Allongeons cette remarque pour donner un plus grand éclaircissement sur les prétentions de Morin par rapport aux longitudes. Il soutient [7] avec la dernière hardiesse, que les commissaires nommés par le cardinal lui firent mille chicanes le jour de l’expérience ; mais qu’il s’en tira si heureusement, qu’il les contraignit de témoigner à l’assemblée que ses démonstrations étaient bonnes. Dix jours après, continue-t-il, les sieurs Paschal, Mydorge, Beaugrand, Boulenger et Hérigone [8] se rassemblèrent par ordre du cardinal, afin d’examiner de nouveau cette doctrine, sur les quatre chefs que son éminence leur présenta. Ils rendirent un jugement tout contraire à leur première déclaration, et le montrèrent au cardinal qui leur commanda de le publier. Morin en appela aux plus fameux astronomes de l’Europe, et en obtint des réponses condamnatoires de la seconde sentence des commissaires. Ab illis commissaris proditus, et à cardinali Richelio fraudatus promisso præmio, de illâ secundâ sententiâ provocavi ad celebriores Europæ astronomos quibus scripsi librumque meum transmisi, qui omnes suis ad me responsis primam sententiam approbârunt, secundam verò falsitatis et iniquitatis unanimiter condemnârunt [9]. Cela ne lui servit de rien pendant la vie du cardinal, et ne fut pas inutile après sa mort ; car Morin s’étant adressé au conseil du roi, et ayant mis en lumière une longue relation, obtint justice par une pension de deux mille livres. Il fit voir que les commissaires avaient trahi leur conscience pour complaire au cardinal. Je le rapporte comme je le trouve dans son livre ; mais j’y ajoute bien peu de foi. Postulationem meam narratoriam quantâ potui arte composui, ut evidentissimè pateret injustitia in me perpetrata à cardinali Richelio, quem constabat excitâsse commissarios meos ut suam in me secundam ferrent sententiam primæ ac veræ prorsùs contrariam [10]. Il en voulait surtout au sieur Hérigone, et il écrivit contre lui violemment. Il nie qu’il eût été son disciple. Voyez la note [11].

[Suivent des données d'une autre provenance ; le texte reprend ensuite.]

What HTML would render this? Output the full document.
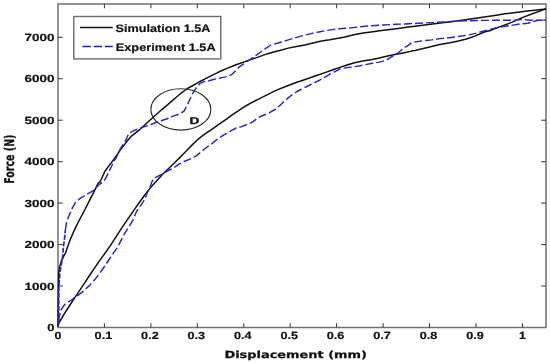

(I) Il eut entre autres adversaires l’illustre Gassendi. ] Voici l’origine de cette dispute. L’an 1642, Gassendi fit imprimer deux lettres qu’il avait écrites à Pierre du Puy, de Motu impresso à motore translato. Il y combattait fortement les objections de ceux qui disent que la terre ne se meut pas : Morin était de ceux-là, et l’un des tenans contre Copernic. Il crut donc que c’était à lui que l’on en voulait ; il se plaignit que Gassendi, violant les lois de leur ancienne amitié, se portait pour agresseur ; en un mot, il prit la plume, et publia un livre contre Gassendi, l’an 1643

  1. Centiloquium Ptolemæo vulgò adscriptum. Ibid., num. 43.
  2. Si quid in eis est quod quispiam jure possit carpere, non diffitebor contrà authorem hunc nobilem calentis ingenii leves quosdam insultus haberi. Ibidem.
  3. Præfervidi erat, neque sat tolerantis animi, sed qui amore veritalis caleret ardentiùs. Ibidem.
  4. À Paris dans la bibliothéque du roi.
  5. Imprimé l’an 1628, in-8°.
  6. Imprimé l’an 1635, in-4°.
  7. Morin., Astrologia gallic., lib. XXVIII. pag. 623.
  8. Ils étaient commissaires dans cette cause.
  9. Morin., Astrologia gallica, pag. 623.
  10. Idem, ibidem.
  11. Fallitur dùm ait Herigonum fuisse meum in mathematicis preceptorem. Nam dùm in illum scripsi, quod fuisset ignarus, perfidus et proditor judex in meâ longitudinum causâ : pro suâ defensione mihi respondens inania, non oblitus fuisset mihi exprobrare, quod ejus fuissem discipulus ingratissimus. Morin., in Defens. Dissert., pag. 107.